Ton Profit Calculator

Ton Profit Calculator

Advanced Guide to Maximizing Returns with a Ton Profit Calculator

The ton profit calculator above is designed to help producers, traders, and logistics planners navigate volatile commodity markets. By consolidating selling price assumptions, cost components, volume forecasts, and tax exposure in one interface, you can benchmark scenarios faster than with a traditional spreadsheet. This section builds a technical framework around ton-based profitability so that you understand not only the calculations but also how to interpret every result to drive better management decisions.

Understanding How Ton-Based Economics Work

Commodity and industrial supply chains usually reference weight because transport contracts, customs declarations, and hedging instruments are standardized per ton.
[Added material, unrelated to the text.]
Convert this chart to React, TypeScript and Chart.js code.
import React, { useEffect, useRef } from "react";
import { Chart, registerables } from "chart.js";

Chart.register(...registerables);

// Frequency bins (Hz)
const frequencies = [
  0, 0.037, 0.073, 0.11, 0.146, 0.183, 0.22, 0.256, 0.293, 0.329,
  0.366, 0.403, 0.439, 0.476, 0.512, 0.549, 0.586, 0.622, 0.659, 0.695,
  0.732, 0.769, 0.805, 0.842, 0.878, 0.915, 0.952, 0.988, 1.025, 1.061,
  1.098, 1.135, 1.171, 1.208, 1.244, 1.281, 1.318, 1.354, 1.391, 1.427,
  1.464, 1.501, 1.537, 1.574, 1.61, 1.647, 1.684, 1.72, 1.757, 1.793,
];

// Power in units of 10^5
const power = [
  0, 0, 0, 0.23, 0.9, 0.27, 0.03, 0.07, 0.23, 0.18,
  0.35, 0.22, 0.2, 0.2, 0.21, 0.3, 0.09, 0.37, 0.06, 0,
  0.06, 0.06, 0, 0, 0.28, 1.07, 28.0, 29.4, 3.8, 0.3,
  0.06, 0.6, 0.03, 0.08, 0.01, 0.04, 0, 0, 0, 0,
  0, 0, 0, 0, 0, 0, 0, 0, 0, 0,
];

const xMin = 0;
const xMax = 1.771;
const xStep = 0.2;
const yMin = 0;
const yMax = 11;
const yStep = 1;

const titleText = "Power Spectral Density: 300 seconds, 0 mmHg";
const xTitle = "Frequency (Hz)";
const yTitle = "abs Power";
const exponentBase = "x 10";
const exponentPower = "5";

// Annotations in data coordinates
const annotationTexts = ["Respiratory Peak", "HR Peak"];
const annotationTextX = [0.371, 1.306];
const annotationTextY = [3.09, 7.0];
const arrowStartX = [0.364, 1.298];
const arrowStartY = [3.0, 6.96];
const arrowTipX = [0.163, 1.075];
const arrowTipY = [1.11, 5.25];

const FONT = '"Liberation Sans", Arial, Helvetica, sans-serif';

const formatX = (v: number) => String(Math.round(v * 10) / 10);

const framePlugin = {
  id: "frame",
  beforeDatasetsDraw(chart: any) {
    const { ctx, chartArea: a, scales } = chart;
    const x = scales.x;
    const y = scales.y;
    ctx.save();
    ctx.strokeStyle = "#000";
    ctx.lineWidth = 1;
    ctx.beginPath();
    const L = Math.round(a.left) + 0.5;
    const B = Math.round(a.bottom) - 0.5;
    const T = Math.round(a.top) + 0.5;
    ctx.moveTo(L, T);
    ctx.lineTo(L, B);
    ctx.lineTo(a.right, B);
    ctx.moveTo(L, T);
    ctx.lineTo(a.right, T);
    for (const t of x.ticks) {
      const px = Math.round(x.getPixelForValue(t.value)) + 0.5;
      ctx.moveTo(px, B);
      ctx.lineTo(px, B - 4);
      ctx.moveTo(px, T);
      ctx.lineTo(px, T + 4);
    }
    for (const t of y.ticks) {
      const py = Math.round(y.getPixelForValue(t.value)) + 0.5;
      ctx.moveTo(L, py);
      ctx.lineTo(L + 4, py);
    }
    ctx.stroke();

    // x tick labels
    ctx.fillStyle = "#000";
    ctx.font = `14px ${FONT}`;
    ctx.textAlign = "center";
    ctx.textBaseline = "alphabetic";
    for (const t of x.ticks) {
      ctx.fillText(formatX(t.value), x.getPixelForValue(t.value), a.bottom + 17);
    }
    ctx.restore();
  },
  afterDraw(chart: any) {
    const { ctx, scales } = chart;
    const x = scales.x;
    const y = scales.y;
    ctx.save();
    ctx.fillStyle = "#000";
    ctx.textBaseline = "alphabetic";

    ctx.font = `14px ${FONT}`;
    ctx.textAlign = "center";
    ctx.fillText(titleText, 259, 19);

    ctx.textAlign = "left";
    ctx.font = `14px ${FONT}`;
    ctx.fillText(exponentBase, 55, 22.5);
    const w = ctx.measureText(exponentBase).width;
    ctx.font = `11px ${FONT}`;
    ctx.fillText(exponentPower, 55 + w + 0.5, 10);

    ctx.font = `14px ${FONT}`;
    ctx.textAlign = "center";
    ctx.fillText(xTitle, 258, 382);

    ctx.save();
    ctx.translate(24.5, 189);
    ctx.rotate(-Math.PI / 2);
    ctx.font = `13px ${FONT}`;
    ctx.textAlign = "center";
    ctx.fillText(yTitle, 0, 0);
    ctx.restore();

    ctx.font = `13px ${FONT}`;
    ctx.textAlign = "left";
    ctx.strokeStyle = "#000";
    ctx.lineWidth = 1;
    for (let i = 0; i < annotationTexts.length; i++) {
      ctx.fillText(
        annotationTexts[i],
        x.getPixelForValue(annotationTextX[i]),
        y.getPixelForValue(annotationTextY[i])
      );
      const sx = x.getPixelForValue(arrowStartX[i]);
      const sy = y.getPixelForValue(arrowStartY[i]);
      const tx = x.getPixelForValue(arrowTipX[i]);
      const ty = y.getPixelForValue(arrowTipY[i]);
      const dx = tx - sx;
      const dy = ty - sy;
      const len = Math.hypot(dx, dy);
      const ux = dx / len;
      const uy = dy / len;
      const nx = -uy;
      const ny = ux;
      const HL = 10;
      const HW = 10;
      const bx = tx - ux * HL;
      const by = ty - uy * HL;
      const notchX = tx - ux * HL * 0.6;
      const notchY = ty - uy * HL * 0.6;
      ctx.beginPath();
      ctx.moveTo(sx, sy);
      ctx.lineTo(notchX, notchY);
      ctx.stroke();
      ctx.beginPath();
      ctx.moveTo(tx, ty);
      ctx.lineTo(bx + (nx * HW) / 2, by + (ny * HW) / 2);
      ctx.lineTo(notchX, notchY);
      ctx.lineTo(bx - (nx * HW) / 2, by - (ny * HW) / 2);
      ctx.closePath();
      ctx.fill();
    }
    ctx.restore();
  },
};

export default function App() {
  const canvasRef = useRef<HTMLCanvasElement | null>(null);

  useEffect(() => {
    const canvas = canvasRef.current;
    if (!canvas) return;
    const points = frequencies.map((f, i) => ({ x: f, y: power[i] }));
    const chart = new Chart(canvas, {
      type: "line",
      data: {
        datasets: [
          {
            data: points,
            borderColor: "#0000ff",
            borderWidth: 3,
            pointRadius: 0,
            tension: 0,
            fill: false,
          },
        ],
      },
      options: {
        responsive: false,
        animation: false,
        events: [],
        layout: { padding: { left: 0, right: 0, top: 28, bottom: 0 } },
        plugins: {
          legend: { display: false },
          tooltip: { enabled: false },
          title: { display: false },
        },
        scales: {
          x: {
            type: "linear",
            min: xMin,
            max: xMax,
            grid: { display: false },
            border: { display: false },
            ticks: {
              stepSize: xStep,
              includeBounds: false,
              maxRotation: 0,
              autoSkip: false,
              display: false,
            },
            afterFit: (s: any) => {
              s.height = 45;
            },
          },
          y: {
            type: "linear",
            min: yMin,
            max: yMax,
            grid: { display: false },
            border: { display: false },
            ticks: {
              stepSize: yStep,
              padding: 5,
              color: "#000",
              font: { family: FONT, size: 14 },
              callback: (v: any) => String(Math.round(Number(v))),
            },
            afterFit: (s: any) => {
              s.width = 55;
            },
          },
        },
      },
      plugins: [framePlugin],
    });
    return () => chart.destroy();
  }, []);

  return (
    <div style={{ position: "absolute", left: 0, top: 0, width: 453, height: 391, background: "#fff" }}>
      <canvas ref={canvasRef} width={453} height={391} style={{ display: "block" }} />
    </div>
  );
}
In practice, that means the primary driver of profit volatility is the spread between selling price per ton and the total landed cost per ton, multiplied by volume. For example, if you lock in a forward contract for steel at $860 per ton while your delivered cost structure sits at $780 per ton, your gross margin before overhead and tax is $80 per ton. Multiply that by a 8,000-ton shipment, and the stakes immediately jump to $640,000.
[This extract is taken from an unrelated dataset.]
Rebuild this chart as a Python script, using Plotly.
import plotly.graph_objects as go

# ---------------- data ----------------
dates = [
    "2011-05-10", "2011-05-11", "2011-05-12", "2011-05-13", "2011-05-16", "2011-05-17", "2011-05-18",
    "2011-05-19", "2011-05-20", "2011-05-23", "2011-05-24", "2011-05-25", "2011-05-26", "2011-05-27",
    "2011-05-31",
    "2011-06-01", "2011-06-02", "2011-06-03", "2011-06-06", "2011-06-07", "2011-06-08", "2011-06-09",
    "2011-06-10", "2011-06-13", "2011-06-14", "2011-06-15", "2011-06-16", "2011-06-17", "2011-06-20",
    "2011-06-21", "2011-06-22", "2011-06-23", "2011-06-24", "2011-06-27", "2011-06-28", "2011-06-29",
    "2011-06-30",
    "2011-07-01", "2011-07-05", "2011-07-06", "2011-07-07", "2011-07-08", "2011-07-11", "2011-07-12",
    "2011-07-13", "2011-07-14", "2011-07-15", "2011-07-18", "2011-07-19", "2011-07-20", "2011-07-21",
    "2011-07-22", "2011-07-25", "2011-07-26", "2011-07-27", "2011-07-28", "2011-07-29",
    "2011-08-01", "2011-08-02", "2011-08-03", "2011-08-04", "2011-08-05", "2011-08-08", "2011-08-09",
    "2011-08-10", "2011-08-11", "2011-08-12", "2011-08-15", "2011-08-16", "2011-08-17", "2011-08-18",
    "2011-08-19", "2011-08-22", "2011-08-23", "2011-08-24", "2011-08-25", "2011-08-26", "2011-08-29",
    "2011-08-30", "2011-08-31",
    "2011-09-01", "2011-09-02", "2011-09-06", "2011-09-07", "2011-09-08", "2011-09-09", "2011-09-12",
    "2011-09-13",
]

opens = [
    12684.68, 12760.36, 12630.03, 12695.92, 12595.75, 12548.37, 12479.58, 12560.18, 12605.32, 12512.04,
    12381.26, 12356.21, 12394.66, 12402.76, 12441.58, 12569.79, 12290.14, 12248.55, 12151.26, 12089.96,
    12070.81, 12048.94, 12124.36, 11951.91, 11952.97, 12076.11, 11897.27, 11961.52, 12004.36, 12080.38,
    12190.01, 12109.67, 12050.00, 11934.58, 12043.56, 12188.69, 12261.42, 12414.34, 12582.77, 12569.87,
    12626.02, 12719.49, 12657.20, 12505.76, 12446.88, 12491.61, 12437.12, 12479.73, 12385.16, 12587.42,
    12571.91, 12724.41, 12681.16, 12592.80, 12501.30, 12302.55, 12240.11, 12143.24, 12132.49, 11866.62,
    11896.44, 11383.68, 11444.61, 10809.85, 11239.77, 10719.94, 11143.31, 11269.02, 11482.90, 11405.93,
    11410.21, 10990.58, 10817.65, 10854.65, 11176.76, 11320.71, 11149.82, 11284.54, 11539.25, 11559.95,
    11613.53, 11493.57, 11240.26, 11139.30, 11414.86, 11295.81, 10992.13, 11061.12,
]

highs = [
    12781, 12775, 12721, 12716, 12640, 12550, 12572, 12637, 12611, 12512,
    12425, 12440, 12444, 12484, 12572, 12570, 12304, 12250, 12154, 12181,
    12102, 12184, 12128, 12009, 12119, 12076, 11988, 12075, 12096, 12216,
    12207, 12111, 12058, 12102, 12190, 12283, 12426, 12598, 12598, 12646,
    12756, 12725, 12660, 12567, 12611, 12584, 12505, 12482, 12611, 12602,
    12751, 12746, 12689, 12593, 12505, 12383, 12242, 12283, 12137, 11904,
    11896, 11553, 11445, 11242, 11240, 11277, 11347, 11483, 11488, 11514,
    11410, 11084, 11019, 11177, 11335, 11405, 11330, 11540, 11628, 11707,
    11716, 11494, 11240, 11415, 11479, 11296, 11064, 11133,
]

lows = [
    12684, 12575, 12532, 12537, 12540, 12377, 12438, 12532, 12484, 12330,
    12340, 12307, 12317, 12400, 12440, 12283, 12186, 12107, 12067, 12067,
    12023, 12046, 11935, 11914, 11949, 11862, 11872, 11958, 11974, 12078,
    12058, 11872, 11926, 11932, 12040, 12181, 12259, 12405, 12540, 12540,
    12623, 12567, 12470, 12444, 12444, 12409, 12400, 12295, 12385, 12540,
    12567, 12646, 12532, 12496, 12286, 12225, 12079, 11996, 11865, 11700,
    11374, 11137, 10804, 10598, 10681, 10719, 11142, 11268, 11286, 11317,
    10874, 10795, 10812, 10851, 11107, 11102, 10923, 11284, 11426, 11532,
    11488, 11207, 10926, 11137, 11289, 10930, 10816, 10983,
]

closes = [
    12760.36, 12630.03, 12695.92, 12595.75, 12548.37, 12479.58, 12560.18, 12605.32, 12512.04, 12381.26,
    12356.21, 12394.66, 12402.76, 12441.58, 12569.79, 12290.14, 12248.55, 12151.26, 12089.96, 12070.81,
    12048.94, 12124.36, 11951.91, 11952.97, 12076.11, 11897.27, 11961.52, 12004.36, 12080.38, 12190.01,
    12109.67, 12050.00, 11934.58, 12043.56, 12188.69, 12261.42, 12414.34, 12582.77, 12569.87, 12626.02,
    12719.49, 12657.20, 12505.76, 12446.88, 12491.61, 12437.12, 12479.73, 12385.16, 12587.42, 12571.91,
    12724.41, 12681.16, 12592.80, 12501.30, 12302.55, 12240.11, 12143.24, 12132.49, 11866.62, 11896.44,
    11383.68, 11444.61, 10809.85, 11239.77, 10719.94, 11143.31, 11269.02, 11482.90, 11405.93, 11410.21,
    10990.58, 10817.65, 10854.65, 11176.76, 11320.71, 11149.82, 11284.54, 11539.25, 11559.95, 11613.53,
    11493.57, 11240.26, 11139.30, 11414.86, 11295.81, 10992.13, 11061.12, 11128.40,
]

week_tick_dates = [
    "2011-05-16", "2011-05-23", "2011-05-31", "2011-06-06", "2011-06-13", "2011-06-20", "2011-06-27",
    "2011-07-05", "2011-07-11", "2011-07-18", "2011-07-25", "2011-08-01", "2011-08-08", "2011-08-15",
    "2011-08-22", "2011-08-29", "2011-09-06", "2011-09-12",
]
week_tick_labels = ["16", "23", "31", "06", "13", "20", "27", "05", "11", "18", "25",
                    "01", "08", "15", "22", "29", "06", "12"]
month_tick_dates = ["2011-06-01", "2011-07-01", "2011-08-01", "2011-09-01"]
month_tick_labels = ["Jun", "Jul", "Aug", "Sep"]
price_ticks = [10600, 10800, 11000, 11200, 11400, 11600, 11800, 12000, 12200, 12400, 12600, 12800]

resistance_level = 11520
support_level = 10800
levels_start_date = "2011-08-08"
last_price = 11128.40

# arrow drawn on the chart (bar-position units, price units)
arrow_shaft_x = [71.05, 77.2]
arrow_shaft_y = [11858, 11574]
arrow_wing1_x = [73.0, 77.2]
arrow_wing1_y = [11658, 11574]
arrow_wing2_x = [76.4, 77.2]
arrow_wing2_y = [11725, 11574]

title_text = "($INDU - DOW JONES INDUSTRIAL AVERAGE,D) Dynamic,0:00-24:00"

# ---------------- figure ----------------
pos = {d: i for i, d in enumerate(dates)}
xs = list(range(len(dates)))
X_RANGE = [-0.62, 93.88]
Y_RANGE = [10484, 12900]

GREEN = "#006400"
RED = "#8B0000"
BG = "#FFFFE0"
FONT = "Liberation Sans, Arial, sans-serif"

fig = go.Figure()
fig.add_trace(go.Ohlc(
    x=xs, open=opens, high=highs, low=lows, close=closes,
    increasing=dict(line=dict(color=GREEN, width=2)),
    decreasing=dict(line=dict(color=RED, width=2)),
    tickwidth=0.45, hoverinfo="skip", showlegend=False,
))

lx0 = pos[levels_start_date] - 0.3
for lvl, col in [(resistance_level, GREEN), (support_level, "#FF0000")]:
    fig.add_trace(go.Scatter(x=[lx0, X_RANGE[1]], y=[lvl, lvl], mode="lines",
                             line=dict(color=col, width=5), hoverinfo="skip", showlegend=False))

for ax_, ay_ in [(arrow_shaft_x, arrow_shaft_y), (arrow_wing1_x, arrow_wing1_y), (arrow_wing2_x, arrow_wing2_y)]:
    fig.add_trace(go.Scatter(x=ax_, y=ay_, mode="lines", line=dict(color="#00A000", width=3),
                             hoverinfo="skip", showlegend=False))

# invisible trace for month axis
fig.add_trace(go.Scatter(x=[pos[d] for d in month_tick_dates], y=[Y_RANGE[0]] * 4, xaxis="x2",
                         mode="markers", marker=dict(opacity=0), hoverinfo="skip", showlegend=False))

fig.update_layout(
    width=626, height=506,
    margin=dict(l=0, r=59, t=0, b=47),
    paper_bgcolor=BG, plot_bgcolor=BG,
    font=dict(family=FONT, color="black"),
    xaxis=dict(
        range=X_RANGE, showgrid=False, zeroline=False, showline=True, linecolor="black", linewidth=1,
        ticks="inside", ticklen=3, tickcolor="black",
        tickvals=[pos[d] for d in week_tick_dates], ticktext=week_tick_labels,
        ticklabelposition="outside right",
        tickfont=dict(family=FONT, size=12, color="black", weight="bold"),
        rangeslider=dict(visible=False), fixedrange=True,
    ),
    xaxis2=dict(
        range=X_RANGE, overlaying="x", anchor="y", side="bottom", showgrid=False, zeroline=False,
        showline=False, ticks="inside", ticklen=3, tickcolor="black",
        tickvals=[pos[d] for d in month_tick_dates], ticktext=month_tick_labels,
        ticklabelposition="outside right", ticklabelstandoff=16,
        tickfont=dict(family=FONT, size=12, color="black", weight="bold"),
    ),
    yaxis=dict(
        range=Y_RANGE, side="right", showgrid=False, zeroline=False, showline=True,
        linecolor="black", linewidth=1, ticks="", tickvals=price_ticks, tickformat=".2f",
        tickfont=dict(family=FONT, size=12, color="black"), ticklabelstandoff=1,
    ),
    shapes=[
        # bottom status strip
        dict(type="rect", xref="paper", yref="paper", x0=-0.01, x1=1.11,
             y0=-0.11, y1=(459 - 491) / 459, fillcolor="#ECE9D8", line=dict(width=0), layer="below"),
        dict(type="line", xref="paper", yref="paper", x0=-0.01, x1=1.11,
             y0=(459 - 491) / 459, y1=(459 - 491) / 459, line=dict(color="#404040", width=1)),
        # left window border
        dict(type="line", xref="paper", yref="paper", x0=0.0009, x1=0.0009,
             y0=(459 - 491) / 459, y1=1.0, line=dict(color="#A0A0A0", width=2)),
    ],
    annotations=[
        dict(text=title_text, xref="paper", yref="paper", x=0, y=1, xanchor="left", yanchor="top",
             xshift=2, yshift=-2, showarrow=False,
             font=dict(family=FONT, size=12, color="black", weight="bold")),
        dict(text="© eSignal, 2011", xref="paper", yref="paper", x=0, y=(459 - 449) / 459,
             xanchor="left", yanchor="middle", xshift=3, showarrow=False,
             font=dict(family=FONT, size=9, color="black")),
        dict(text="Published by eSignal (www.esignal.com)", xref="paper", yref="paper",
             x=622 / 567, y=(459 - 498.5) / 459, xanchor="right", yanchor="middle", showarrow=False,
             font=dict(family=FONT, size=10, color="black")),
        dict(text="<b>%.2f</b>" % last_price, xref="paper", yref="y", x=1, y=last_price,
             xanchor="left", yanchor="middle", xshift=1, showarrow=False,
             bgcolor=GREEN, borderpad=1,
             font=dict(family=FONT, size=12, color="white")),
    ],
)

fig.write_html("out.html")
The calculator uses selling price per ton, production cost per ton, logistics cost per ton, and a market premium or discount factor to compute a precise revenue number. Then it folds in fixed overhead and tax, producing a realistic profit figure. The formula also generates profit per ton, total profit, break-even price, and net margin, offering multiple interpretations of performance.

Key Variables Explained

  • Selling price per ton: The negotiated or expected price paid by your buyer. Many commodity contracts track indices published by agencies such as the U.S. Census Bureau, so make sure your price aligns with prevailing index levels.
  • Production cost per ton: Aggregates direct materials, labor, and manufacturing overhead tied to each ton.
  • Logistics cost per ton: Covers inland haulage, port fees, ocean freight, insurance, and last-mile delivery.
  • Fixed overhead costs: Includes administrative salaries, depreciation, quality assurance, or compliance audits that do not vary with tonnage.
  • Tax rate (%): Reflects corporate or export taxes. A precise tax rate ensures your scenario matches regional requirements listed on resources such as IRS.gov.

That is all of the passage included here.